* _Brief_
Scan the listing below for the word "this" and state how many lines hold it. Write nothing but the number.

* _Input_
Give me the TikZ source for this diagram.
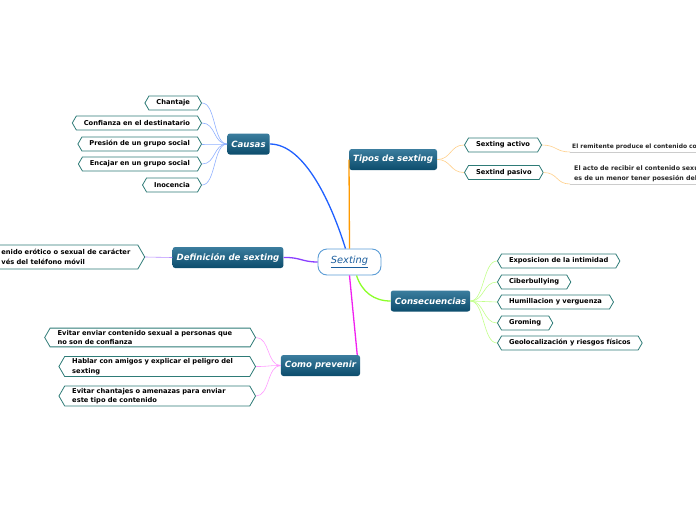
\documentclass[tikz,border=0pt]{standalone}
\usepackage{fontspec}
\setmainfont{DejaVu Sans}
\usetikzlibrary{shapes.symbols}

\definecolor{topictop}{HTML}{3B7D9E}
\definecolor{topicbot}{HTML}{0C4C6C}
\definecolor{leafline}{HTML}{2E7B77}
\definecolor{sextline}{HTML}{5C9DD6}
\definecolor{sextblue}{HTML}{1B5E9E}
\definecolor{causc}{HTML}{2060FF}
\definecolor{causl}{HTML}{8FB0FF}
\definecolor{tipc}{HTML}{FF9A00}
\definecolor{tipl}{HTML}{FFCF8A}
\definecolor{defc}{HTML}{8A3FFF}
\definecolor{defl}{HTML}{B58CFF}
\definecolor{consc}{HTML}{8CFF2A}
\definecolor{consl}{HTML}{C2FF8A}
\definecolor{prevc}{HTML}{F020F0}
\definecolor{prevl}{HTML}{FF9CFF}

\tikzset{
  sext/.style={draw=sextline, line width=0.9pt, fill=white, rounded corners=9pt,
    minimum width=63pt, minimum height=26pt, text=sextblue,
    font=\itshape\fontsize{9.8}{11}\selectfont},
  topic/.style={rounded corners=2.5pt, top color=topictop, bottom color=topicbot,
    text=white, font=\bfseries\itshape\fontsize{8.6}{10}\selectfont,
    minimum height=21pt, inner xsep=4pt},
  leaf/.style={signal, signal to=west and east, signal pointer angle=120,
    draw=leafline, line width=0.8pt, fill=white, text=black,
    font=\bfseries\fontsize{6.7}{9.6}\selectfont, minimum height=14pt,
    inner xsep=7.5pt, inner ysep=2pt, align=left},
  note/.style={text=black!85, font=\bfseries\fontsize{6}{9.6}\selectfont,
    inner xsep=2pt, inner ysep=2pt, text width=150pt, align=left},
  main/.style={line width=1.3pt},
  sub/.style={line width=0.6pt}
}

\begin{document}
\begin{tikzpicture}[x=1pt, y=-1pt]
\useasboundingbox (0,0) rectangle (696,520);

\node[sext] (sx) at (349.5,262) {\underline{Sexting}};

\node[topic] (ca) at (248.5,144) {Causas};
\node[topic, anchor=west] (ti) at (349,159.5) {Tipos de sexting};
\node[topic] (de) at (228,257.5) {Definición de sexting};
\node[topic] (co) at (430.5,301) {Consecuencias};
\node[topic] (pr) at (320.5,365.5) {Como prevenir};

\node[leaf, anchor=east] (ca1) at (202,103) {Chantaje};
\node[leaf, anchor=east] (ca2) at (202,123) {Confianza en el destinatario};
\node[leaf, anchor=east] (ca3) at (202,144) {Presión de un grupo social};
\node[leaf, anchor=east] (ca4) at (202,164) {Encajar en un grupo social};
\node[leaf, anchor=east] (ca5) at (202,185) {Inocencia};

\node[leaf, anchor=west] (ti1) at (464,145) {Sexting activo};
\node[leaf, anchor=west] (ti2) at (464,172.5) {Sextind pasivo};
\node[note, anchor=south west] (n1) at (570,152) {El remitente produce el contenido co};
\node[note, anchor=south west, inner xsep=4pt, font=\bfseries\fontsize{6.3}{9.6}\selectfont] (n2) at (570,184) {El acto de recibir el contenido sexu\\es de un menor tener posesión del};

\node[leaf, signal to=east, anchor=west, minimum height=24pt] (de1) at (-6.5,257) {enido erótico o sexual de carácter\\vés del teléfono móvil};

\node[leaf, anchor=west] (co1) at (497,261) {Exposicion de la intimidad};
\node[leaf, anchor=west] (co2) at (497,282) {Ciberbullying};
\node[leaf, anchor=west] (co3) at (497,302) {Humillacion y verguenza};
\node[leaf, anchor=west] (co4) at (497,323) {Groming};
\node[leaf, anchor=west] (co5) at (497,343) {Geolocalización y riesgos físicos};

\node[leaf, anchor=east, text width=185pt] (pr1) at (256,337.5) {Evitar enviar contenido sexual a personas que\\no son de confianza};
\node[leaf, anchor=east, text width=170pt] (pr2) at (256,366.5) {Hablar con amigos y explicar el peligro del\\sexting};
\node[leaf, anchor=east, text width=170pt] (pr3) at (256,396) {Evitar chantajes o amenazas para enviar\\este tipo de contenido};

\draw[main, causc] ([xshift=-4pt]sx.north) .. controls (332,205) and (305,144) .. (ca.east);
\draw[main, tipc] (sx.north) -- (ti.west);
\draw[main, defc] (sx.west) .. controls (302,262) and (300,257) .. (de.east);
\draw[main, consc] ([xshift=7pt]sx.south) .. controls (362,292) and (374,301) .. (co.west);
\draw[main, prevc] (sx.south) -- ([xshift=-3pt]pr.north east);

\draw[sub, causl] (ca.west) .. controls +(-14,0) and +(14,0) .. (ca1.east);
\draw[sub, causl] (ca.west) .. controls +(-14,0) and +(14,0) .. (ca2.east);
\draw[sub, causl] (ca.west) .. controls +(-14,0) and +(14,0) .. (ca3.east);
\draw[sub, causl] (ca.west) .. controls +(-14,0) and +(14,0) .. (ca4.east);
\draw[sub, causl] (ca.west) .. controls +(-14,0) and +(14,0) .. (ca5.east);

\draw[sub, tipl] (ti.east) .. controls +(14,0) and +(-14,0) .. (ti1.west);
\draw[sub, tipl] (ti.east) .. controls +(14,0) and +(-14,0) .. (ti2.west);
\draw[sub, tipl] (ti1.east) .. controls +(14,0) and +(-14,0) .. (n1.south west);
\draw[sub, tipl] (ti2.east) .. controls +(14,0) and +(-14,0) .. (n2.south west);
\draw[sub, black!20] (n1.south west) -- (n1.south east);
\draw[sub, black!20] (n2.south west) -- (n2.south east);

\draw[sub, defl] (de.west) .. controls +(-14,0) and +(14,0) .. (de1.east);

\draw[sub, consl] (co.east) .. controls +(14,0) and +(-14,0) .. (co1.west);
\draw[sub, consl] (co.east) .. controls +(14,0) and +(-14,0) .. (co2.west);
\draw[sub, consl] (co.east) .. controls +(14,0) and +(-14,0) .. (co3.west);
\draw[sub, consl] (co.east) .. controls +(14,0) and +(-14,0) .. (co4.west);
\draw[sub, consl] (co.east) .. controls +(14,0) and +(-14,0) .. (co5.west);

\draw[sub, prevl] (pr.west) .. controls +(-14,0) and +(14,0) .. (pr1.east);
\draw[sub, prevl] (pr.west) .. controls +(-14,0) and +(14,0) .. (pr2.east);
\draw[sub, prevl] (pr.west) .. controls +(-14,0) and +(14,0) .. (pr3.east);
\end{tikzpicture}
\end{document}
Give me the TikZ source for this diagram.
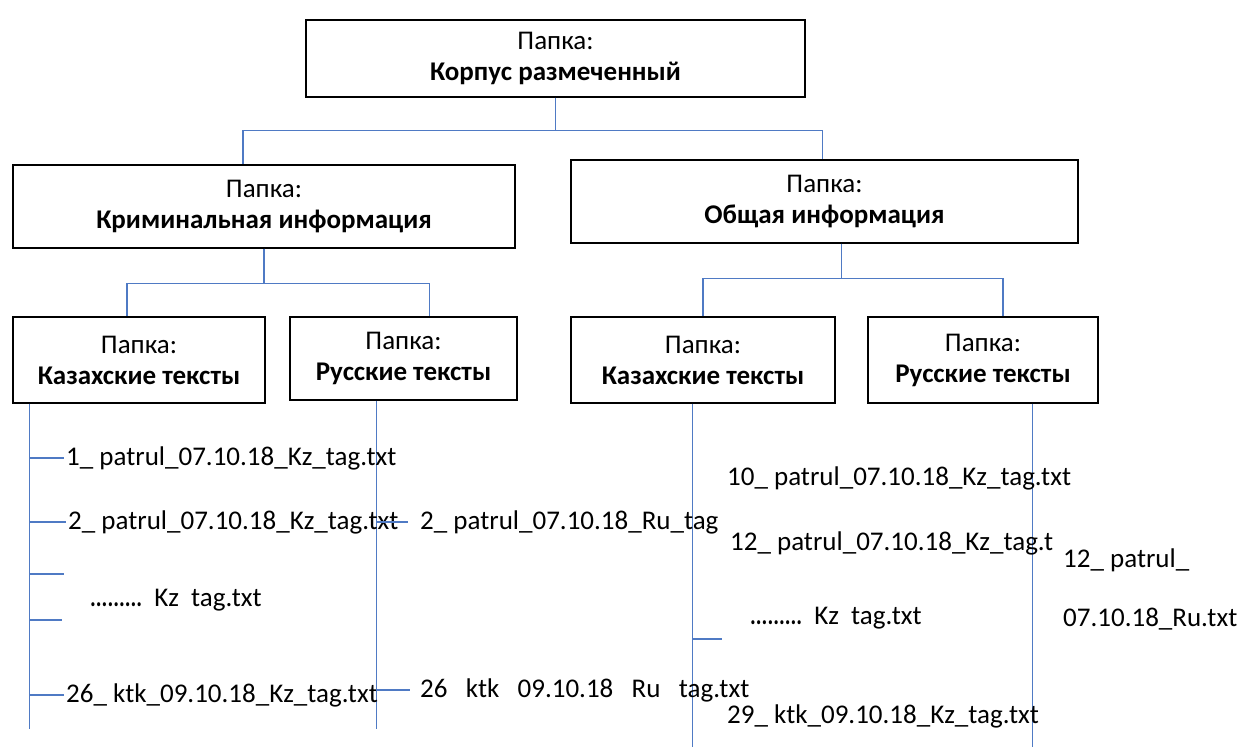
\documentclass[tikz,border=0pt]{standalone}
\usepackage{fontspec}
\setmainfont{Carlito}
\usetikzlibrary{positioning}
\definecolor{linkblue}{RGB}{79,122,196}
\newcommand{\fdots}{\scalebox{0.8}[1]{\textbf{.........}}}

\begin{document}
\begin{tikzpicture}[x=1pt, y=-1pt,
  font=\fontsize{27}{31}\selectfont,
  folder/.style={draw, line width=1.4pt, align=center, inner sep=0pt},
  link/.style={draw=linkblue, line width=1.3pt},
  file/.style={anchor=west, inner sep=2pt}]

  \useasboundingbox (0,0) rectangle (1240,747);

  % folders
  \node[folder, minimum width=499pt, minimum height=77pt] (root) at (555.5,58.5)
    {Папка:\\\textbf{Корпус размеченный}};
  \node[folder, minimum width=502pt, minimum height=83pt] (crim) at (264,206.5)
    {Папка:\\\textbf{Криминальная информация}};
  \node[folder, minimum width=507pt, minimum height=83pt] (gen) at (824.5,201.5)
    {Папка:\\\textbf{Общая информация}};
  \node[folder, minimum width=252pt, minimum height=86pt] (kazA) at (139,360)
    {Папка:\\\textbf{Казахские тексты}};
  \node[folder, minimum width=227pt, minimum height=83pt] (rusA) at (403.5,358.5)
    {Папка:\\\textbf{Русские тексты}};
  \node[folder, minimum width=264pt, minimum height=86pt] (kazB) at (703,360)
    {Папка:\\\textbf{Казахские тексты}};
  \node[folder, minimum width=230pt, minimum height=86pt] (rusB) at (983,360)
    {Папка:\\\textbf{Русские тексты}};

  % tree
  \draw[link] (root.south) -- ++(0,33) -| ([xshift=-21pt]crim.north);
  \draw[link] (root.south) -- ++(0,33) -| ([xshift=-2pt]gen.north);
  \draw[link] (crim.south) -- ++(0,35) -| ([xshift=-12pt]kazA.north);
  \draw[link] (crim.south) -- ++(0,35) -| ([xshift=26pt]rusA.north);
  \draw[link] ([xshift=17pt]gen.south) -- ++(0,35) -| (kazB.north);
  \draw[link] ([xshift=17pt]gen.south) -- ++(0,35) -| ([xshift=20pt]rusB.north);

  % file lists
  \draw[link] ([xshift=17pt]kazA.south west) -- ++(0,325) coordinate (endA);
  \draw[link] ([xshift=87pt]rusA.south west) -- ++(0,328) coordinate (endB);
  \draw[link] ([xshift=122pt]kazB.south west) -- ++(0,344) coordinate (endC);
  \draw[link] ([xshift=165pt]rusB.south west) -- ++(0,344) coordinate (endD);

  \node[file] (a1) at (64,458) {1\_ patrul\_07.10.18\_Kz\_tag.txt};
  \node[file] (a2) at (66,522) {2\_ patrul\_07.10.18\_Kz\_tag.txt};
  \node[file] (a3) at (88,600) {\fdots\ \ Kz\ \ tag.txt};
  \node[file] (a4) at (64,695) {26\_ ktk\_09.10.18\_Kz\_tag.txt};
  \coordinate (a5) at (64,574);
  \coordinate (a6) at (62,620);

  \node[file] (b1) at (418,522) {2\_ patrul\_07.10.18\_Ru\_tag};
  \node[file] (b2) at (418,690) {26 \ \ ktk \ \ 09.10.18 \ \ Ru \ \ tag.txt};

  \node[file] (c1) at (725,478) {10\_ patrul\_07.10.18\_Kz\_tag.txt};
  \node[file] (c2) at (728,543) {12\_ patrul\_07.10.18\_Kz\_tag.t};
  \node[file] (c3) at (748,618) {\fdots\ \ Kz\ \ tag.txt};
  \node[file] (c4) at (725,716) {29\_ ktk\_09.10.18\_Kz\_tag.txt};
  \coordinate (c5) at (722,639);

  \node[file] (d1) at (1061,560) {12\_ patrul\_};
  \node[file] (d2) at (1061,619) {07.10.18\_Ru.txt};

  % ticks
  \draw[link] (endA |- a1) -- (a1.west);
  \draw[link] (endA |- a2) -- (a2.west);
  \draw[link] (endA |- a5) -- (a5);
  \draw[link] (endA |- a6) -- (a6);
  \draw[link] (endA |- a4) -- (a4.west);
  \draw[link] (endB |- b1) -- ([xshift=-10pt]b1.west);
  \draw[link] (endB |- b2) -- ([xshift=-8pt]b2.west);
  \draw[link] (endC |- c5) -- (c5);
\end{tikzpicture}
\end{document}
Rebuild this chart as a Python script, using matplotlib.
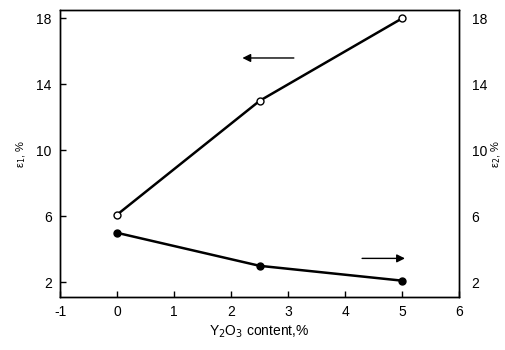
"""Elongation vs Y2O3 content
Two series on twin y axes, arrows point to the axis each curve belongs to
"""

import matplotlib.pyplot as plt

plt.rcParams['font.family'] = ['Liberation Sans', 'DejaVu Sans']
plt.rcParams['font.size'] = 10
plt.rcParams['axes.unicode_minus'] = False

# Y2O3 content, %
content = [0, 2.5, 5]
# left axis series (open circles)
eps1 = [6.1, 13.0, 18.0]
# right axis series (filled circles)
eps2 = [5.0, 3.0, 2.1]

x_ticks = [-1, 0, 1, 2, 3, 4, 5, 6]
y_ticks = [2, 6, 10, 14, 18]

fig = plt.figure(figsize=(5.05, 3.5), dpi=100)
ax = fig.add_axes([0.119, 0.151, 0.79, 0.82])
ax2 = ax.twinx()

ax.plot(content, eps1, color='black', lw=1.8, marker='o', ms=5,
        mfc='white', mec='black', mew=1.0, zorder=3)
ax2.plot(content, eps2, color='black', lw=1.8, marker='o', ms=5,
         mfc='black', mec='black', zorder=3)

for a in (ax, ax2):
    a.set_xlim(-1, 6)
    a.set_ylim(1.1, 18.5)
    a.set_yticks(y_ticks)
    for s in a.spines.values():
        s.set_linewidth(1.0)

ax.set_xticks(x_ticks)
ax.tick_params(axis='both', direction='in', length=4, width=1.0, pad=6)
ax2.tick_params(axis='y', direction='in', length=0, pad=9)

ax.set_xlabel('Y$_2$O$_3$ content,%', labelpad=3)
ax.set_ylabel('ε$_1$, %', fontsize=8, labelpad=6)
ax2.set_ylabel('ε$_2$, %', fontsize=8, rotation=90, labelpad=2)

# arrows showing which axis each curve reads against
ax.annotate('', xy=(2.15, 15.6), xytext=(3.15, 15.6),
            arrowprops=dict(arrowstyle='-|>', color='black', lw=1.0,
                            mutation_scale=12))
ax2.annotate('', xy=(5.1, 3.45), xytext=(4.25, 3.45),
             arrowprops=dict(arrowstyle='-|>', color='black', lw=1.0,
                             mutation_scale=12))

plt.savefig('out.png', dpi=100)
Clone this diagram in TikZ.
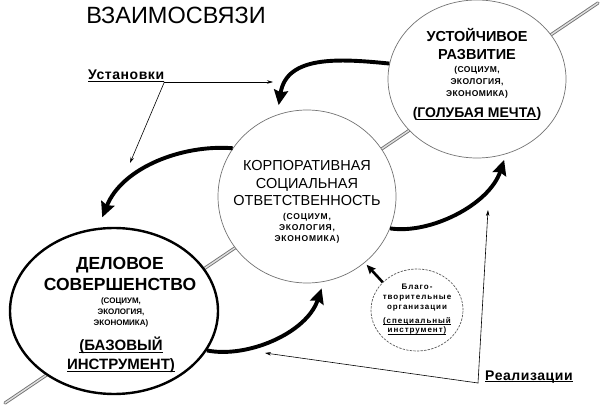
\documentclass[tikz,border=0pt]{standalone}
\usepackage{fontspec}
\setmainfont{Liberation Sans}
\usetikzlibrary{arrows.meta, positioning, shapes.geometric}

\newcommand{\lined}[1]{\leavevmode\setbox0\hbox{#1}\rlap{\rule[-2.2pt]{\wd0}{1.1pt}}\box0}

\begin{document}
\begin{tikzpicture}[x=1pt, y=1pt, >=Stealth, line cap=round, line join=round]
    % Styles
    \tikzset{
        circ/.style={ellipse, fill=white, inner sep=0pt},
        thincirc/.style={circ, draw=black!55, line width=0.7pt},
        boldcirc/.style={circ, draw=black, line width=2.4pt},
        dashcirc/.style={circ, draw=black!65, line width=0.7pt, dash pattern=on 2pt off 1.6pt},
        axisline/.style={draw=black!55, double=black!12, double distance=1.4pt, line width=0.9pt},
        flow/.style={line width=3.9pt, line cap=butt, -{Stealth[length=15pt, width=14pt, inset=2pt]}},
        pointer/.style={line width=0.6pt, -{Stealth[length=6pt, width=3.5pt]}},
        headtxt/.style={font=\bfseries\fontsize{14}{18}\selectfont, align=center, inner sep=0pt},
        subtxt/.style={font=\bfseries\fontsize{8}{11}\selectfont, align=center, inner sep=0pt},
        notetxt/.style={font=\bfseries\fontsize{8}{10}\selectfont\addfontfeature{LetterSpace=12}, align=center, inner sep=0pt},
        tagtxt/.style={font=\bfseries\fontsize{14}{18}\selectfont\addfontfeature{LetterSpace=4}, inner sep=0pt}
    }
    \useasboundingbox (0,0) rectangle (602,407);

    % --- Diagonal axis ---
    \coordinate (axisA) at (5,4);
    \coordinate (axisB) at (598,404);
    \draw[axisline] (axisA) -- (axisB);

    % --- Title ---
    \node[font=\fontsize{23.5}{28}\selectfont] (heading) at (176,392) {ВЗАИМОСВЯЗИ};

    % --- Sustainable development (top right) ---
    \node[thincirc, minimum width=178pt, minimum height=158pt] (ustoi) at (477,328) {};
    \node[headtxt, font=\bfseries\fontsize{14.5}{18}\selectfont] (ustoihead) at ([yshift=35pt]ustoi.center) {УСТОЙЧИВОЕ\\РАЗВИТИЕ};
    \node[subtxt, font=\bfseries\fontsize{8.5}{12}\selectfont\addfontfeature{LetterSpace=5}] (ustoisub)
        at ([yshift=-3pt]ustoi.center) {(СОЦИУМ,\\ЭКОЛОГИЯ,\\ЭКОНОМИКА)};
    \node[headtxt] (ustoitag) at ([yshift=-35pt]ustoi.center) {(\lined{ГОЛУБАЯ МЕЧТА})};

    % --- Corporate social responsibility (centre) ---
    \node[thincirc, minimum width=178pt, minimum height=173pt] (ksr) at (307,210.5) {};
    \node[headtxt, font=\fontsize{14.5}{17.5}\selectfont] (ksrhead) at ([yshift=13pt]ksr.center)
        {КОРПОРАТИВНАЯ\\СОЦИАЛЬНАЯ\\ОТВЕТСТВЕННОСТЬ};
    \node[subtxt, font=\bfseries\fontsize{8.5}{11}\selectfont\addfontfeature{LetterSpace=9}] (ksrsub)
        at ([yshift=-32pt]ksr.center) {(СОЦИУМ,\\ЭКОЛОГИЯ,\\ЭКОНОМИКА)};

    % --- Business excellence (bottom left) ---
    \node[boldcirc, minimum width=208pt, minimum height=166pt] (delo) at (114,96) {};
    \node[headtxt, font=\bfseries\fontsize{17.5}{21}\selectfont] (delohead)
        at ([shift={(6pt,37pt)}]delo.center) {ДЕЛОВОЕ\\СОВЕРШЕНСТВО};
    \node[subtxt] (delosub) at ([shift={(7pt,-1pt)}]delo.center) {(СОЦИУМ,\\ЭКОЛОГИЯ,\\ЭКОНОМИКА)};
    \node[headtxt, font=\bfseries\fontsize{15}{18.5}\selectfont] (delotag)
        at ([shift={(7pt,-44pt)}]delo.center) {\lined{(БАЗОВЫЙ}\\\lined{ИНСТРУМЕНТ)}};

    % --- Charities (dashed) ---
    \node[dashcirc, minimum width=92pt, minimum height=82pt] (blago) at (417,97) {};
    \node[notetxt] (blagohead) at ([yshift=12pt]blago.center) {Благо-\\творительные\\организации};
    \node[notetxt, font=\bfseries\fontsize{8}{9.5}\selectfont\addfontfeature{LetterSpace=12}] (blagotag)
        at ([yshift=-16pt]blago.center) {\lined{(специальный}\\\lined{инструмент)}};

    % --- Thick flows ---
    \draw[flow] (ustoi.170) .. controls +(-50,5) and +(8,50) .. ([yshift=9pt]ksr.109);
    \draw[flow] (ksr.147) .. controls +(-50,4) and +(20,50) .. ([yshift=10pt]delo.98);
    \draw[flow] (delo.-23) .. controls +(40,-8) and +(-15,-45) .. ([shift={(1pt,-6pt)}]ksr.-81);
    \draw[flow] (ksr.-21) .. controls +(40,-6) and +(-15,-45) .. ([shift={(1pt,-5pt)}]ustoi.-71);
    \draw[flow, line width=2.6pt, -{Stealth[length=9pt, width=8pt, inset=1.5pt]}]
        (blago.141) -- ([shift={(2pt,-2pt)}]ksr.-49);

    % --- Settings ---
    \node[tagtxt, anchor=south west] (ustan) at (88,325) {\lined{Установки}};
    \coordinate (ustanA) at (273,325);
    \coordinate (ustanB) at (130,244);
    \draw[pointer] (ustan.south east) -- (ustanA);
    \draw[pointer] (ustan.south east) -- (ustanB);

    % --- Realisations ---
    \node[tagtxt, anchor=south west] (realiz) at (485,24) {\lined{Реализации}};
    \coordinate (realizC) at ([xshift=-7pt]realiz.south west);
    \coordinate (realizA) at (265,54);
    \coordinate (realizB) at (488,197);
    \draw[pointer] (realizC) -- (realizA);
    \draw[pointer] (realizC) -- (realizB);
\end{tikzpicture}
\end{document}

* _Final answer_
4